Classic Hungarian Lecsó – Paprika Stew

Lecsó (pronounced lecho or LEH-choh) is not really photogenic, but it is very delicious, simple, cheap, and a traditional Hungarian summer dish. It’s a thick vegetable stew with three basic ingredients, onion, paprika and tomato. Hungarian paprika powder is the top secret ingredient. I’m joking, but also very serious about this although a very good quality paprika powder will also do.
The French ratatouille is the more well-known family member in the stewed vegetables family line. It is also considered to be a traditional dish in Czech, Slovak, Croatian cuisine and it is also very common in Poland, Austria, Germany and Israel, of course they are not the same, but they are very close to each other like relatives or distant cousins.
In Hungarian we say so many houses, so many customs, which is very much applicable to this dish. Every household has their own version with slight variations. My mom substitutes the eggs with rice, others add more tomatoes to it, or add garlic, something I never use in this recipe, but the base is same everywhere.
This dish is very popular in Hungary, and even has its own festivals with a competition where all participants want to show their version is the best. More than 600 people make lecsó in the middle of kilometers long closed streets amid a gathering crowd. It’s definitely an experience and something to put on your to-do list if you happen to be in Hungary in August or September, it’s fun! But do not forget to praise all the dishes you taste because all of them are very proud of their food and it’s a tragedy if you do not like it.
The main ingredient is the yellow Hungarian wax paprika. I know it’s not easy, some places it is even impossible to buy it, but try to see if you can find it, because that gives the typical flavor. During the summer my grandma used to make a very big portion of the cooked paprika, which is the base for ‘lecsó’, and put it into jars. We then opened them at wintertime, and we reheated and finished the recipe.

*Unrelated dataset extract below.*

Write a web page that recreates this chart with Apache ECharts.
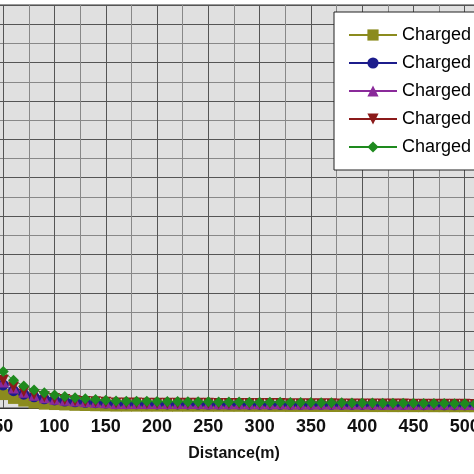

Classic Hungarian Lecsó – Paprika Stew
Ingredients
- 1,8 kg paprika Hungarian yellow wax, cut into rings
- 1 big onion cut finely
- 1 tomato deseeded, cut half
- 150 gram bacon diced finely
- 5 tbsp olive oil
- 1½ tbsp paprika powder Hungarian
- 1 tsp marjoram
- 1 tsp salt
- ½ tsp pepper freshly ground
- 200 gram sausage Hungarian Mangalitsa or Spanish Chorizo
- 6 large eggs beaten
Instructions
- Remove the seeds and membranes from the paprika and cut into rings.
- Heat olive oil in a bigger pan and put diced bacon into it, simmer for 2 minutes then add finely cut onion, simmer together for 3-4 minutes until onion is translucent. Don’t burn it!
- Add paprika powder and marjoram, stir immediately and quickly, otherwise it will be bitter if paprika powder is burning.
- Add sliced paprika, tomato, salt and pepper, stir and cook on medium high heat for 14-16 minutes until the paprika is almost soft but still a bit crunchy. Do not cover, because excess water must evaporate, stir frequently.
- Add sliced sausage to paprika, stir and cook for 2 minutes.
- Add beaten eggs, cook until look like scrambled eggs, stir gently and constantly.
- Serve with pickled or fermented cucumbers, and bread to dip into the sauce.